[Start]

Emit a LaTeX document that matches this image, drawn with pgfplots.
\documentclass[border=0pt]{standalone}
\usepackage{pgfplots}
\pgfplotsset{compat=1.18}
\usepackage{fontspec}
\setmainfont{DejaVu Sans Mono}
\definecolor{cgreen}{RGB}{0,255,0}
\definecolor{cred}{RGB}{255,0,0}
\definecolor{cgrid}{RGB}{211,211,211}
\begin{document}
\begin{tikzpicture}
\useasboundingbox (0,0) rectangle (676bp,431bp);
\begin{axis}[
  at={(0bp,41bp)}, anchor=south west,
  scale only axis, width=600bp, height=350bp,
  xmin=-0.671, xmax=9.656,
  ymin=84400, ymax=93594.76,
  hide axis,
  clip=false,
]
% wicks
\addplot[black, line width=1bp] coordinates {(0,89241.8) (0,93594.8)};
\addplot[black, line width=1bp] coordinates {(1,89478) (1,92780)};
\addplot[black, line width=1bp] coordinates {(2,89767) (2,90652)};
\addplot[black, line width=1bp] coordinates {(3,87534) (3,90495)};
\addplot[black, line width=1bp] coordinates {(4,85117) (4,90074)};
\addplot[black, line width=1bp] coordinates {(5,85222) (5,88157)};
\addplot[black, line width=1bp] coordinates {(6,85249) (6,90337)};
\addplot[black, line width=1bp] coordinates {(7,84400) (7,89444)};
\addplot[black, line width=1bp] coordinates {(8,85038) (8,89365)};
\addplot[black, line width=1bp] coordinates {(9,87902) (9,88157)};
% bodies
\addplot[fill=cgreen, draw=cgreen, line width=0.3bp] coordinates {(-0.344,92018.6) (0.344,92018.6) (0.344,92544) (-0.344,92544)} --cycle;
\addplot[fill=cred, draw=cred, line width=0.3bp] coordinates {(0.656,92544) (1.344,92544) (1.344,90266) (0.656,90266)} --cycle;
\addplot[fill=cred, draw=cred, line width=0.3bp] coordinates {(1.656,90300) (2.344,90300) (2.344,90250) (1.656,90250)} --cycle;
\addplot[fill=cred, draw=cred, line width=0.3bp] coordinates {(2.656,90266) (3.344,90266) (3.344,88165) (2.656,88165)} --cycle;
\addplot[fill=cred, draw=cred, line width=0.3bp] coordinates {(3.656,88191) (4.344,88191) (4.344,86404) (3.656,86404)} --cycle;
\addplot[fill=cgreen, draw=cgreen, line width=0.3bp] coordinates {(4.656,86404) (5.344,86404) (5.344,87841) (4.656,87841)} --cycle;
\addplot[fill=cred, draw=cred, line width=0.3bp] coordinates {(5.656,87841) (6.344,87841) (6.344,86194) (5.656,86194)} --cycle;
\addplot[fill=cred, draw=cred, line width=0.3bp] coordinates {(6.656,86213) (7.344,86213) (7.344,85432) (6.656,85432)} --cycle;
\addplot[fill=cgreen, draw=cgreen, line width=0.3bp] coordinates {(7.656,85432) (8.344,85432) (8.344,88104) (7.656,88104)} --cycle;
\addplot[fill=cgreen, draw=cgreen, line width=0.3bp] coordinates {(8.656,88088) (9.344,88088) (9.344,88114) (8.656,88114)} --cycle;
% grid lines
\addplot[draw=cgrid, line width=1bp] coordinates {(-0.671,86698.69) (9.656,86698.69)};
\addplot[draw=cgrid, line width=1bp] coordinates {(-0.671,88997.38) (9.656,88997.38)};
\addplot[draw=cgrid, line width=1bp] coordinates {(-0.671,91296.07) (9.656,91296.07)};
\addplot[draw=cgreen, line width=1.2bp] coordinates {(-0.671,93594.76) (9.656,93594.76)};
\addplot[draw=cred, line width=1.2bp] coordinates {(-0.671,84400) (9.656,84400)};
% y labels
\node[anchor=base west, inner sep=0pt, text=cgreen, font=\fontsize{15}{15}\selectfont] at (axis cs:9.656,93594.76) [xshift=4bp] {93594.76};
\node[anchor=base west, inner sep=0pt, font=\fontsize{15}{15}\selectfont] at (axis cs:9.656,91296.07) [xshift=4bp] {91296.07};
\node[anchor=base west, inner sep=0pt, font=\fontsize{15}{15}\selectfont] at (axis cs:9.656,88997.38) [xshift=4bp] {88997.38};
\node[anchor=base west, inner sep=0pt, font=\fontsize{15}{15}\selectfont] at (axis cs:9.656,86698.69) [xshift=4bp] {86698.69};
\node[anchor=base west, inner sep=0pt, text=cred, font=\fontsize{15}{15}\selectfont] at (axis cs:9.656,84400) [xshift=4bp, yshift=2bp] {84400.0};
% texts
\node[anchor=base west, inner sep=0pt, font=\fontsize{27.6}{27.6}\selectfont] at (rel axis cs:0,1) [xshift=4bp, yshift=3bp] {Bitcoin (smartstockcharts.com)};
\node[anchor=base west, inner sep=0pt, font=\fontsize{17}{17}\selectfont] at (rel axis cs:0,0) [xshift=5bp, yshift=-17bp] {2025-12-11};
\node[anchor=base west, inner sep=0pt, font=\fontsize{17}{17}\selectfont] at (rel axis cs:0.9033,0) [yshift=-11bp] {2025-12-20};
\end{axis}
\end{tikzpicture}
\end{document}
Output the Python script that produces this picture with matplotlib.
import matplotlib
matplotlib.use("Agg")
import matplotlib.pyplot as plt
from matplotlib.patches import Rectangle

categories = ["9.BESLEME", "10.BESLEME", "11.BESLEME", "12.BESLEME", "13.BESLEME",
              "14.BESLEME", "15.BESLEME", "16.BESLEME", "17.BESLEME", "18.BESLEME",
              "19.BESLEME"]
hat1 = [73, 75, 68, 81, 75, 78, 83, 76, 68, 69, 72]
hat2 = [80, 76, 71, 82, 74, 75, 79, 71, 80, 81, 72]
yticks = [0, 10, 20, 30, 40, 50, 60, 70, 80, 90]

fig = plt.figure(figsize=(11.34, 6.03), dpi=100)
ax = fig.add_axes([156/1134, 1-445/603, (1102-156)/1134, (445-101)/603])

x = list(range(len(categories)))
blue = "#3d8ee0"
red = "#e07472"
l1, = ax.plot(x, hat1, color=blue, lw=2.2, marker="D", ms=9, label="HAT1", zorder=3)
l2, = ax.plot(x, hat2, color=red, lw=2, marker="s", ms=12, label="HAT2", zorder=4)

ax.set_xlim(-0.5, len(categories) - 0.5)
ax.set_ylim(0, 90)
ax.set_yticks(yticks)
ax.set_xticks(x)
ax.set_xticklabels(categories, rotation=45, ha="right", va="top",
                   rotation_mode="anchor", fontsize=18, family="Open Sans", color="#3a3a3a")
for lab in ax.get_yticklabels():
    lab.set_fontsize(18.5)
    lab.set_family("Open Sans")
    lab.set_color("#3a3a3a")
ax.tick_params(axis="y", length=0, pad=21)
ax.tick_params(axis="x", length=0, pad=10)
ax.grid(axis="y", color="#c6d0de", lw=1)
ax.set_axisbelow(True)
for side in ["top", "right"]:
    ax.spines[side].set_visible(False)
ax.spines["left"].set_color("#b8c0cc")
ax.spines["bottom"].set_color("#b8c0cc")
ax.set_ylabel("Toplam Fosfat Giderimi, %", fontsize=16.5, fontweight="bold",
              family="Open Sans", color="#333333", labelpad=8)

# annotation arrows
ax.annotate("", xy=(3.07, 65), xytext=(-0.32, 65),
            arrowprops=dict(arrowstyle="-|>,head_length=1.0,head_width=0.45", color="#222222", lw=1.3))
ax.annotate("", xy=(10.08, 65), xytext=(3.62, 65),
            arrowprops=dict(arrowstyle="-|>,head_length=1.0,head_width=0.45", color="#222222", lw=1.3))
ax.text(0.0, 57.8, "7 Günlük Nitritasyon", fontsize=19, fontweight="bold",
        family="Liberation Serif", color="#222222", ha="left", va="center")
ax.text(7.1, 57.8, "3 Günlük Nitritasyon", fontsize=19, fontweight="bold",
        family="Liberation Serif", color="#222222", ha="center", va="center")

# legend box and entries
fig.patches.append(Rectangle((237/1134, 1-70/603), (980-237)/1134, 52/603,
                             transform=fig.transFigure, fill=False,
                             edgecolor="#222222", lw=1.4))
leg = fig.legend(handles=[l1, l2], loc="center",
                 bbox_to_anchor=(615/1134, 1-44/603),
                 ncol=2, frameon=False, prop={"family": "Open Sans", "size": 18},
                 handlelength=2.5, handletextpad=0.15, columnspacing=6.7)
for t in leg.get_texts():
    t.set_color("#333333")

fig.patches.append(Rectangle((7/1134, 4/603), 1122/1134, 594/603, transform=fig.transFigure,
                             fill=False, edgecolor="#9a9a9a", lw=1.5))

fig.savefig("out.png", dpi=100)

[End]
[Start]

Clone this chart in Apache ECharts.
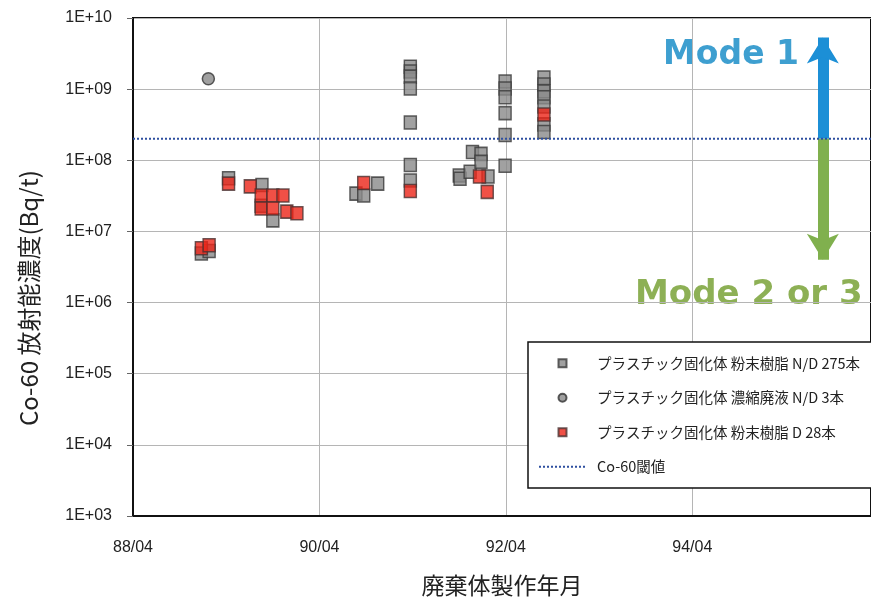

[End]
[Start]

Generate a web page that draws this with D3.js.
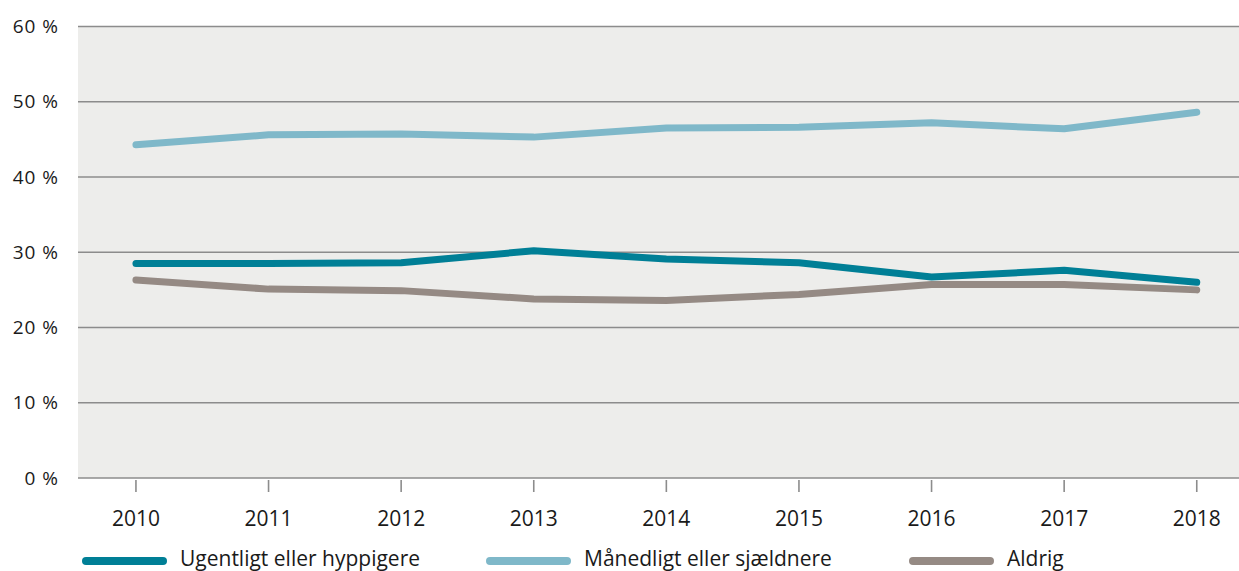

[End]

Exercise requirements
Locate the word "that" in the records and collect each line it appears in.

Written solution
Emit a LaTeX document that matches this image, drawn with pgfplots.
Output the Python script that produces this picture with matplotlib.
Generate a web page that draws this with D3.js.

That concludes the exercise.